:: REQUIREMENTS ::
Your job is to return the lines between the line holding "Reproduce this chart with matplotlib." and the line holding "plt.rcParams['mathtext.bfit'] = 'Liberation", inclusive, exactly and with no pictures.

:: EXTRACTED RECORDS ::
--- Begin ---

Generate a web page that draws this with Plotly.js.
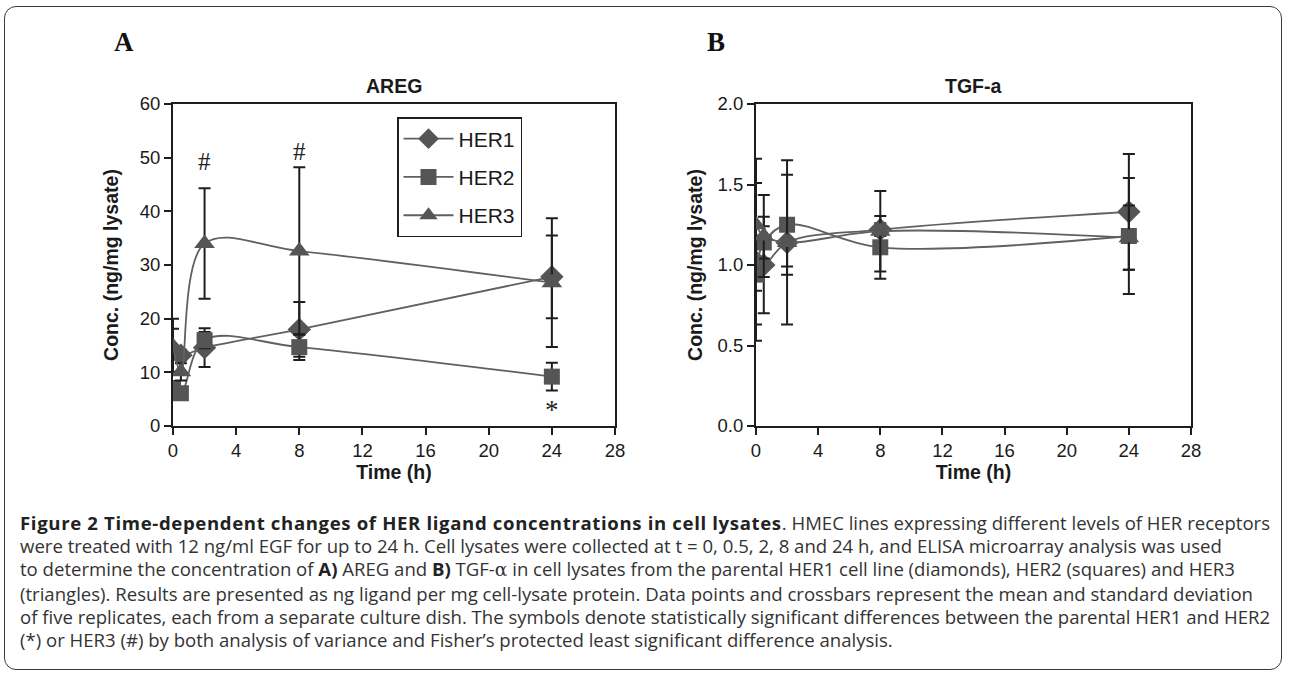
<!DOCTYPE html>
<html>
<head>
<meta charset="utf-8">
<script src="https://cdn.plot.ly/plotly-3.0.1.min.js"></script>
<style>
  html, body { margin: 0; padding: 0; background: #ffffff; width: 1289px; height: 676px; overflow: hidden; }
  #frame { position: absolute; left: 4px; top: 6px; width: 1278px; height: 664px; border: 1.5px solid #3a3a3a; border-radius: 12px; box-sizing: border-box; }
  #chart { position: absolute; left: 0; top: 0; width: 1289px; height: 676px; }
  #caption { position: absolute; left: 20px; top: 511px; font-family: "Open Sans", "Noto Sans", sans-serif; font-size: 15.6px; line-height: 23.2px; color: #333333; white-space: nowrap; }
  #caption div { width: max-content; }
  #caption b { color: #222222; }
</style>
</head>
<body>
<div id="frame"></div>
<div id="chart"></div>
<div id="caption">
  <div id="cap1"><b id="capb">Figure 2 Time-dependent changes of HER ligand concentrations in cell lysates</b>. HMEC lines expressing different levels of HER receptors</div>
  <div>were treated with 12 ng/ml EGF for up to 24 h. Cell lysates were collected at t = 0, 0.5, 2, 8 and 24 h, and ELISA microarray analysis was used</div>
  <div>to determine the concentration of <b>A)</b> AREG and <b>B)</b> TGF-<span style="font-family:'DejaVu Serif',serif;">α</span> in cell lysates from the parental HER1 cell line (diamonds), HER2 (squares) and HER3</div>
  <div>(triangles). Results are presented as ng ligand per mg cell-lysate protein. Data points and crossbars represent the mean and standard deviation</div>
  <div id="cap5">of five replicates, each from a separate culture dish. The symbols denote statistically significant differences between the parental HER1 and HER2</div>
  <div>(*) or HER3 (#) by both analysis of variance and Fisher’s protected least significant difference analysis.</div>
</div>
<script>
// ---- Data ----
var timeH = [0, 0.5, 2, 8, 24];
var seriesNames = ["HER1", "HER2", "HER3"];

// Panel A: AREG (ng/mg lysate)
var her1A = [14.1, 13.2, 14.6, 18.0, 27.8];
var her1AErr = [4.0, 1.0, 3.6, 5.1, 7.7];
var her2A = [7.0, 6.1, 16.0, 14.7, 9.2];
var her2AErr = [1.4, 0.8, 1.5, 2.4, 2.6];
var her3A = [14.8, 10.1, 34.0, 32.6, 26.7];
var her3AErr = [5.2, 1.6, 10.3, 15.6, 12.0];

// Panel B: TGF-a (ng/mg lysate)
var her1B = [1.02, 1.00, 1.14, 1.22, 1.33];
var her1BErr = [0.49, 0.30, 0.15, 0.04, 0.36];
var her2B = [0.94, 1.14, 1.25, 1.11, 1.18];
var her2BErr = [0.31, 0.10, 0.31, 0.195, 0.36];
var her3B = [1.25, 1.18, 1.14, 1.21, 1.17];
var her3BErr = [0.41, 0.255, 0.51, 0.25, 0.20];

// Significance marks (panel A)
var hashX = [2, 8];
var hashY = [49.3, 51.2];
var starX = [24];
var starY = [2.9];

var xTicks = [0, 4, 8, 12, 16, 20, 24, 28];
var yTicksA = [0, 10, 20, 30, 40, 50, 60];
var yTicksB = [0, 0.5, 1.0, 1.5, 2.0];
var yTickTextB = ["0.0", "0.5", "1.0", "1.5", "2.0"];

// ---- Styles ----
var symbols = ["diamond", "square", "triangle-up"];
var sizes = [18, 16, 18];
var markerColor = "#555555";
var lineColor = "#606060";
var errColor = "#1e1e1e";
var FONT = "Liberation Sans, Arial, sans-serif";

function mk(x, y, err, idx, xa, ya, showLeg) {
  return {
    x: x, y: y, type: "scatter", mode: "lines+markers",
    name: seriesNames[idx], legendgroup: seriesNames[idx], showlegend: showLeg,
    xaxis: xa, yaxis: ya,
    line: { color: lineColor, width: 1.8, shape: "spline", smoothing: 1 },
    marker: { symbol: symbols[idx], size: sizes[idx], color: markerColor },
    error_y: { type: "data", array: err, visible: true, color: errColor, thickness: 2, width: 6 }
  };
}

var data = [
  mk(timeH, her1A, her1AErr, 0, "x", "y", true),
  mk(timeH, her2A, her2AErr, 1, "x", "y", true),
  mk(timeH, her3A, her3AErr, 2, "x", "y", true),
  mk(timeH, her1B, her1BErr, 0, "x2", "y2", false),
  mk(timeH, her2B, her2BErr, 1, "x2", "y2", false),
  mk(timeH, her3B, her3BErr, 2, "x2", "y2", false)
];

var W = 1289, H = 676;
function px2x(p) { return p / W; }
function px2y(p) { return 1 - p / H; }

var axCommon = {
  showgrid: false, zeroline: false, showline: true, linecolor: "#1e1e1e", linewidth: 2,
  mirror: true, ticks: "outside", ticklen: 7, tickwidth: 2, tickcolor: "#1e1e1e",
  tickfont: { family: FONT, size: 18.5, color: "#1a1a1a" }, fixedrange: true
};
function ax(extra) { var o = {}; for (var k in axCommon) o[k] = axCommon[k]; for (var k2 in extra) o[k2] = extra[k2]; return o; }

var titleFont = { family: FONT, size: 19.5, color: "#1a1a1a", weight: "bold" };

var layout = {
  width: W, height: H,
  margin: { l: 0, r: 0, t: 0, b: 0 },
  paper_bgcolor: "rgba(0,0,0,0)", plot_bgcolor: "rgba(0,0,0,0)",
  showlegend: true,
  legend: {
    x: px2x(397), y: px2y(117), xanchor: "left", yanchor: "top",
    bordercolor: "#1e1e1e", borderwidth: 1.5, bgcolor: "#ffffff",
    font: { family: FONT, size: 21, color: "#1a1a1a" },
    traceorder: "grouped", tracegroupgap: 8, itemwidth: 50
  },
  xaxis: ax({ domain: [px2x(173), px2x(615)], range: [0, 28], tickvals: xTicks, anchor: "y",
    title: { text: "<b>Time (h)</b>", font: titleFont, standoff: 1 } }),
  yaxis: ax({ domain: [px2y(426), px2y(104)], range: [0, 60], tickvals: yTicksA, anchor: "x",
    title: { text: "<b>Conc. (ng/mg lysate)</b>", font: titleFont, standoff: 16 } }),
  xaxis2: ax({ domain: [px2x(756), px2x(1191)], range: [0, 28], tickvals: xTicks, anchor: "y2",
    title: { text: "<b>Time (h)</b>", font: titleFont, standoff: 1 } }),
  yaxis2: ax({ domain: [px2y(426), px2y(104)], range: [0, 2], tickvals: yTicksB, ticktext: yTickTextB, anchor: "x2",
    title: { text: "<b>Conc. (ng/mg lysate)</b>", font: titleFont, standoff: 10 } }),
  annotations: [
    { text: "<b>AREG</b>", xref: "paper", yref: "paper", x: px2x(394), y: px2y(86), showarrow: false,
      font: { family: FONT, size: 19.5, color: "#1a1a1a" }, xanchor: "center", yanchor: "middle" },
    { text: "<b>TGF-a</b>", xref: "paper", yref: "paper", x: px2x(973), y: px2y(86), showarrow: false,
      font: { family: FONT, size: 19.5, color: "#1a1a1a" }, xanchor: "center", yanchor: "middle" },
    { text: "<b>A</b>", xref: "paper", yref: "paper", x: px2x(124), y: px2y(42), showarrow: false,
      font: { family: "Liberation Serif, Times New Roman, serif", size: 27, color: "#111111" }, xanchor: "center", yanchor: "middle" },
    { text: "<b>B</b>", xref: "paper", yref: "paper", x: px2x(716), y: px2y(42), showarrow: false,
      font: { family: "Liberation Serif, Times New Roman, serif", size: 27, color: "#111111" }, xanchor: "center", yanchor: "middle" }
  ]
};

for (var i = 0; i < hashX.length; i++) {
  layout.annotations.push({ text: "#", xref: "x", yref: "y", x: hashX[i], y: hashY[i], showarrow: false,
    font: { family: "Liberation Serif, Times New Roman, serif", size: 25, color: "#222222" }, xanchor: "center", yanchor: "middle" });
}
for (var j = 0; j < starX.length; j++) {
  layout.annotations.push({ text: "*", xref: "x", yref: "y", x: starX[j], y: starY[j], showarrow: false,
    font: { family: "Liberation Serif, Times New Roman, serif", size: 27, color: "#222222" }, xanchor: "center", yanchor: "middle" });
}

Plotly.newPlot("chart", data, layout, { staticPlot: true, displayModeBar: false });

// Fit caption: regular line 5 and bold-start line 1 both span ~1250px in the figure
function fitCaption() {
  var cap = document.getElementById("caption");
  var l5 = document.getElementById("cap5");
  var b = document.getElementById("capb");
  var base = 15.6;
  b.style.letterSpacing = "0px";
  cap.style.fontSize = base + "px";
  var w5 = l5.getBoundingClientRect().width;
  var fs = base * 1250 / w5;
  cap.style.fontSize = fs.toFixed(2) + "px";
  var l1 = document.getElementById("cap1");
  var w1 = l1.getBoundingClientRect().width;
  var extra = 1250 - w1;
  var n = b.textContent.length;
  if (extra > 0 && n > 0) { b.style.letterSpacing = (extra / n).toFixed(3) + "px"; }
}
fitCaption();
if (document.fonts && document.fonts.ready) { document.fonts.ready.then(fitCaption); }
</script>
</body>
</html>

--- End ---
--- Begin ---

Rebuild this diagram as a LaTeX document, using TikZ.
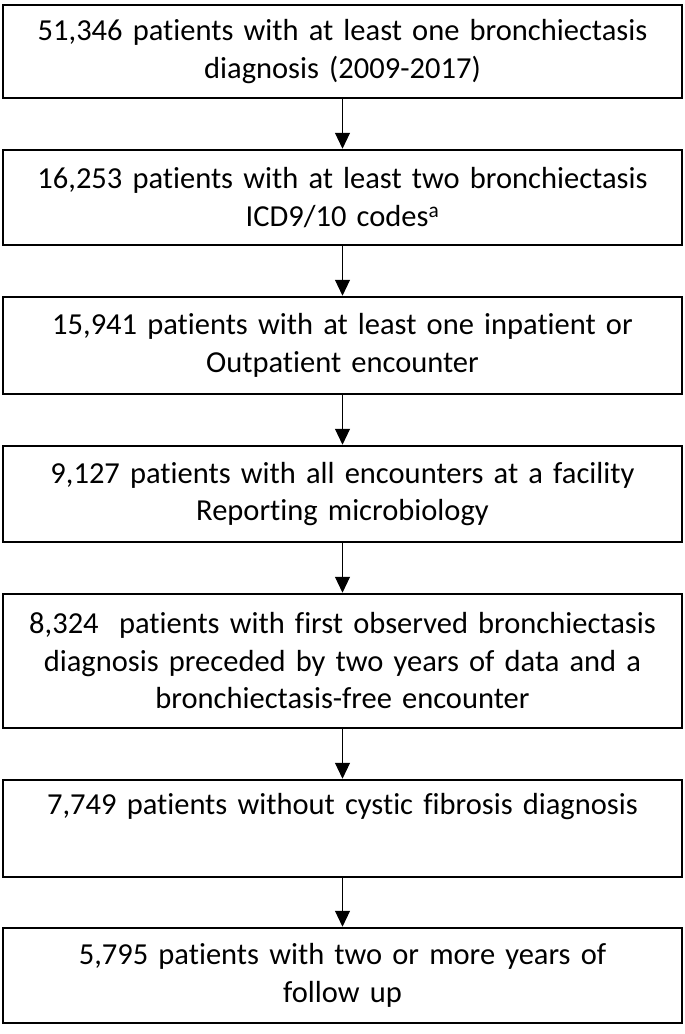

--- End ---
--- Begin ---

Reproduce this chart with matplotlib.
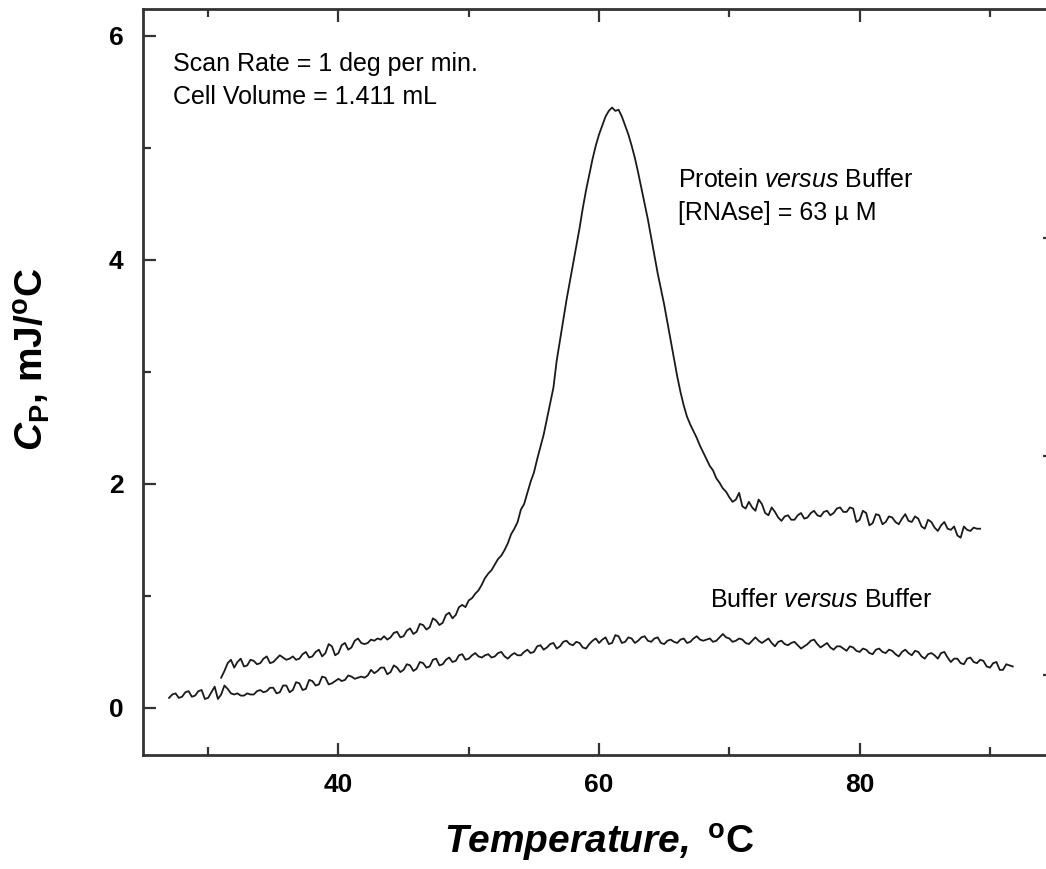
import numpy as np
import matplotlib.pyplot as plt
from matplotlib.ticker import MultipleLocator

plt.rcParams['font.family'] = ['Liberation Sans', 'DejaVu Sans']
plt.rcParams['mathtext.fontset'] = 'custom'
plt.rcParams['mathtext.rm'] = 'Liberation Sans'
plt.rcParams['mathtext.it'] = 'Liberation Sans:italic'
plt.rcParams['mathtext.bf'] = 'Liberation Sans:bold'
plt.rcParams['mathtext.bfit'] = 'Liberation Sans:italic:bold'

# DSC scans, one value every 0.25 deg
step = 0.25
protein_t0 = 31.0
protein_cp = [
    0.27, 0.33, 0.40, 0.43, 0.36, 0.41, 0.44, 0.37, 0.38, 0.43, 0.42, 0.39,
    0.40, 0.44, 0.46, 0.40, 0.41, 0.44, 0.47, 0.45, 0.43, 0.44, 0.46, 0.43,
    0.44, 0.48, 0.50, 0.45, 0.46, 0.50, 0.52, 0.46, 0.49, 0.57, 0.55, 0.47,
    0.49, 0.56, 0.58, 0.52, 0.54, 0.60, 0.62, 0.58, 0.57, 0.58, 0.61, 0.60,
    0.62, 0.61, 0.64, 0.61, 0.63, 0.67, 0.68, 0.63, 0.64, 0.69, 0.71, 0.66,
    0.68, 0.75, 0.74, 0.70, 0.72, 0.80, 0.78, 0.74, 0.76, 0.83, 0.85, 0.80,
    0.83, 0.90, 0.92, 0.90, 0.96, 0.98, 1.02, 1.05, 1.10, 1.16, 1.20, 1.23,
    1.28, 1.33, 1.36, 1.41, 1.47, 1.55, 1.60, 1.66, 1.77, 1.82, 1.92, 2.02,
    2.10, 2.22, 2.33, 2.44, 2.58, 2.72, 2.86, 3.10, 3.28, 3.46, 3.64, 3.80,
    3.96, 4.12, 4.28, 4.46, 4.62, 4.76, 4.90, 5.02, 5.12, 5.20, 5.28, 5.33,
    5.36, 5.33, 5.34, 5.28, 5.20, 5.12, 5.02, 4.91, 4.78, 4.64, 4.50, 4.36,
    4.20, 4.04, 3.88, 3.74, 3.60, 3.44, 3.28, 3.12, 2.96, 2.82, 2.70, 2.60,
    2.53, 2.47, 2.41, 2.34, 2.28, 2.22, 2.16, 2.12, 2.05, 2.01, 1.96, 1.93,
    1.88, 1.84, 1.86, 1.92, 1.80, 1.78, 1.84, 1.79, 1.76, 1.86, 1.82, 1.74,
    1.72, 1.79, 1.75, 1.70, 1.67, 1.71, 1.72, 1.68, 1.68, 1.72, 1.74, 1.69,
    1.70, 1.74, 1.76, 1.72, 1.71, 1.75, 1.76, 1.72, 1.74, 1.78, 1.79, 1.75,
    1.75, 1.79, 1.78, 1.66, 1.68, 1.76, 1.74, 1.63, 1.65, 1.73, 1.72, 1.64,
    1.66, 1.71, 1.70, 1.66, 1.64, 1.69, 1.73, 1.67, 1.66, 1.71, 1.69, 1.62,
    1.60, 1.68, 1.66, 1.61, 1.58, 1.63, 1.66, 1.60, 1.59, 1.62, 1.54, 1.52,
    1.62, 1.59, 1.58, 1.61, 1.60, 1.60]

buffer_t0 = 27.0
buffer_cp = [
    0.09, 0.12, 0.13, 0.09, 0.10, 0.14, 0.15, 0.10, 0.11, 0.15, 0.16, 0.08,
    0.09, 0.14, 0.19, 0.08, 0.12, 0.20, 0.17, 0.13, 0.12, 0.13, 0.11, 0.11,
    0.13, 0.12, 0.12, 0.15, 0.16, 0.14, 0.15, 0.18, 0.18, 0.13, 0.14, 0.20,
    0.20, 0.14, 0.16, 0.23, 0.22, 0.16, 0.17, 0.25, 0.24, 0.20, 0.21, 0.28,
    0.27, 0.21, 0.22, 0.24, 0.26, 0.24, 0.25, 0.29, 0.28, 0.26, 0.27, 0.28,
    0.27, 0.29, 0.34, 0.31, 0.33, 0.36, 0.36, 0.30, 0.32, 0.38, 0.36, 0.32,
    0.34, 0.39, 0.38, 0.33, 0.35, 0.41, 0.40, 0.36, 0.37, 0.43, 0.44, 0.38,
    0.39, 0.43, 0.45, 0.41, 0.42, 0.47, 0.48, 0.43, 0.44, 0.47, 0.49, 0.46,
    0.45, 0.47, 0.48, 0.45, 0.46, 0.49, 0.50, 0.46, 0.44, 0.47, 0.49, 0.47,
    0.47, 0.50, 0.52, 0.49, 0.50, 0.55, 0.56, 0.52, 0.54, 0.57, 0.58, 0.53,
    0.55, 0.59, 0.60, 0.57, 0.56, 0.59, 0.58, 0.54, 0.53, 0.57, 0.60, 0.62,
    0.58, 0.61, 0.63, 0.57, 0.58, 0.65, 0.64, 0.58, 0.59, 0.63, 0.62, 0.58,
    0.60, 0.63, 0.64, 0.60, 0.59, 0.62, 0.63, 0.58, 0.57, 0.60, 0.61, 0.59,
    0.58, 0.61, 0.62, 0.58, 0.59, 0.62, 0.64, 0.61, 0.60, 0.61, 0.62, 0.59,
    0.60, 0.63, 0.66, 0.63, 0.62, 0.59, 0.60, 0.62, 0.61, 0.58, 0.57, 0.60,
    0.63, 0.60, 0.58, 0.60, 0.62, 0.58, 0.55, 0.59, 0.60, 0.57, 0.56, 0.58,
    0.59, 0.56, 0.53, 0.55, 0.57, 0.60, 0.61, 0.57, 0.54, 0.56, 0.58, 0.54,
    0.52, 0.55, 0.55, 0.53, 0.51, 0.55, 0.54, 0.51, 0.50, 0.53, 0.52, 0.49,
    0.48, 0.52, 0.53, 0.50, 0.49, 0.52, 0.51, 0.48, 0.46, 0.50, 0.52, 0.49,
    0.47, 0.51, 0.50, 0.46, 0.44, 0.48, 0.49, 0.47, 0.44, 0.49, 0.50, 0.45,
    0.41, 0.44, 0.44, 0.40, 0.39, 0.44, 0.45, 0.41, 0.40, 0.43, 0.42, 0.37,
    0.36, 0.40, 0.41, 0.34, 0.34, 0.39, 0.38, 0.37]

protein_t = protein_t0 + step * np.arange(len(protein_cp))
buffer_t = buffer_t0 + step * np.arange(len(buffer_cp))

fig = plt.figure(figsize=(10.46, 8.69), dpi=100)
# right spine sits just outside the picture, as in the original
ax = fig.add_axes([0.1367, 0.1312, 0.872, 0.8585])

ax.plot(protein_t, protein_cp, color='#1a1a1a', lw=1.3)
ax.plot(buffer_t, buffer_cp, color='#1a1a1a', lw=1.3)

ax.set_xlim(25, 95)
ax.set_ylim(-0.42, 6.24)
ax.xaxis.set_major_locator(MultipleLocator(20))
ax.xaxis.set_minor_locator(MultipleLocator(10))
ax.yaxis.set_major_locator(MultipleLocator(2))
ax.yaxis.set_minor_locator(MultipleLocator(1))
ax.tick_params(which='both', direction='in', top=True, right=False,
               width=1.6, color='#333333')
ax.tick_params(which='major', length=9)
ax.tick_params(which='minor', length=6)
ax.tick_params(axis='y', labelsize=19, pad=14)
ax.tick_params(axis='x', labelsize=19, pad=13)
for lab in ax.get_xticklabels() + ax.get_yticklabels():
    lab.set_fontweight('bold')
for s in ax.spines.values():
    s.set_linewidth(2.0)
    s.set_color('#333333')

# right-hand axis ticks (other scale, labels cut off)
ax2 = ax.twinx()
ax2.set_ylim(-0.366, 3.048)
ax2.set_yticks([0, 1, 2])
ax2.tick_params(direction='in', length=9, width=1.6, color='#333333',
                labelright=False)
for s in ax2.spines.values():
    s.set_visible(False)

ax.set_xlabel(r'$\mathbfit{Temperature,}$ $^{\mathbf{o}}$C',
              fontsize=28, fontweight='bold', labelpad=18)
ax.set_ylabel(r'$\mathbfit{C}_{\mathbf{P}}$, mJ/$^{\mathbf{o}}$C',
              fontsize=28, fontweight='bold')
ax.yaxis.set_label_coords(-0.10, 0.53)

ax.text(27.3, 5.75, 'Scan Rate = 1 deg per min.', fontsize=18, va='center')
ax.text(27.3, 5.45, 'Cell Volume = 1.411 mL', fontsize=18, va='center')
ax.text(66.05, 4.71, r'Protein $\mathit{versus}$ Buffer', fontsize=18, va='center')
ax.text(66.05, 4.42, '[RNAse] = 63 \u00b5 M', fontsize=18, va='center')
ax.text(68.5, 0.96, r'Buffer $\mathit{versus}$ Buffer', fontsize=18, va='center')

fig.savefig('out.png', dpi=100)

--- End ---

:: ANSWER TO THIS PROBLEM ::
Reproduce this chart with matplotlib.
import numpy as np
import matplotlib.pyplot as plt
from matplotlib.ticker import MultipleLocator

plt.rcParams['font.family'] = ['Liberation Sans', 'DejaVu Sans']
plt.rcParams['mathtext.fontset'] = 'custom'
plt.rcParams['mathtext.rm'] = 'Liberation Sans'
plt.rcParams['mathtext.it'] = 'Liberation Sans:italic'
plt.rcParams['mathtext.bf'] = 'Liberation Sans:bold'
plt.rcParams['mathtext.bfit'] = 'Liberation Sans:italic:bold'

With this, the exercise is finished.